* [Dataset extract]
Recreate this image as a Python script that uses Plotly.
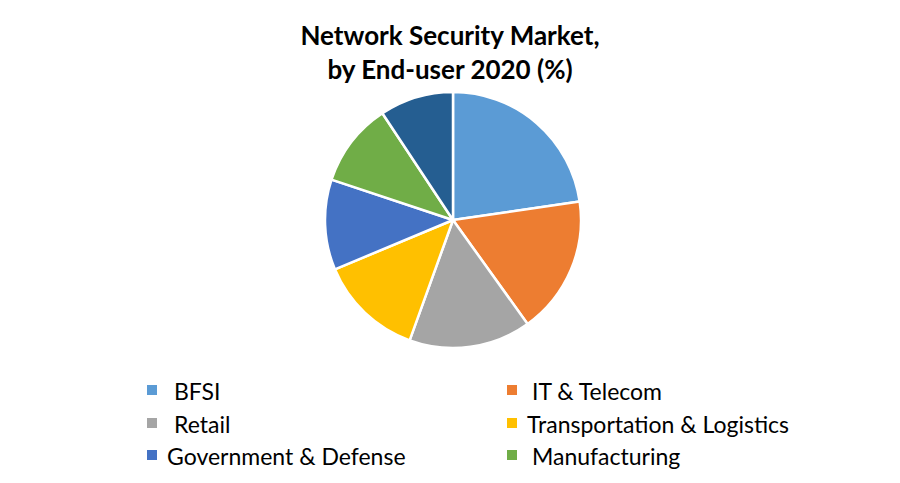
import plotly.graph_objects as go

# page body has an 8px margin, so the figure is drawn 8px in from the top-left
OFF = 8
W, H = 900 - OFF, 483 - OFF

labels = ["BFSI", "IT & Telecom", "Retail", "Transportation & Logistics",
          "Government & Defense", "Manufacturing", "Others"]
values = [22.7, 17.4, 15.4, 13.2, 11.4, 10.6, 9.3]
colors = ["#5B9BD5", "#ED7D31", "#A5A5A5", "#FFC000", "#4472C4", "#70AD47", "#255E91"]

legend_labels = labels[:6]


def px(x):
    return (x - OFF) / W


def py(y):
    return 1 - (y - OFF) / H


# pie geometry (screen pixels)
cx, cy, r = 453, 220, 128

fig = go.Figure()
fig.add_trace(go.Pie(
    labels=labels, values=values, sort=False, direction="clockwise", rotation=0,
    marker=dict(colors=colors, line=dict(color="white", width=2.5)),
    textinfo="none", showlegend=False,
    domain=dict(x=[px(cx - r), px(cx + r)], y=[py(cy + r), py(cy - r)]),
))

# manual legend: 3 rows x 2 columns
col_sq = [147, 507]
col_tx = [[172, 530], [172, 525], [165, 530]]
rows = [390, 423, 455]
shapes = []
annotations = []
for i, lab in enumerate(legend_labels):
    row, col = divmod(i, 2)
    y = rows[row]
    x0 = col_sq[col]
    shapes.append(dict(type="rect", xref="paper", yref="paper",
                       x0=px(x0), x1=px(x0 + 10),
                       y0=py(y + 5), y1=py(y - 5),
                       fillcolor=colors[i], line=dict(width=0)))
    annotations.append(dict(text=lab, xref="paper", yref="paper",
                            x=px(col_tx[row][col]), y=py(y + 1),
                            xanchor="left", yanchor="middle", showarrow=False,
                            font=dict(family="Lato", size=23, color="#000000")))

fig.update_layout(
    width=W, height=H,
    margin=dict(l=0, r=0, t=0, b=0),
    paper_bgcolor="white", plot_bgcolor="white",
    title=dict(text="<b>Network Security Market,<br>by End-user 2020 (%)</b>",
               x=px(450), xanchor="center", y=py(45), yanchor="middle",
               font=dict(family="Lato", size=26, color="#000000")),
    shapes=shapes, annotations=annotations,
)

fig.write_html("out.html")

* [Requirement] Reproduce the material above from its first line through the line containing "return 1 - (y - OFF) / H", both ends included, and skip every picture.

* [Reply]
Recreate this image as a Python script that uses Plotly.
import plotly.graph_objects as go

# page body has an 8px margin, so the figure is drawn 8px in from the top-left
OFF = 8
W, H = 900 - OFF, 483 - OFF

labels = ["BFSI", "IT & Telecom", "Retail", "Transportation & Logistics",
          "Government & Defense", "Manufacturing", "Others"]
values = [22.7, 17.4, 15.4, 13.2, 11.4, 10.6, 9.3]
colors = ["#5B9BD5", "#ED7D31", "#A5A5A5", "#FFC000", "#4472C4", "#70AD47", "#255E91"]

legend_labels = labels[:6]


def px(x):
    return (x - OFF) / W


def py(y):
    return 1 - (y - OFF) / H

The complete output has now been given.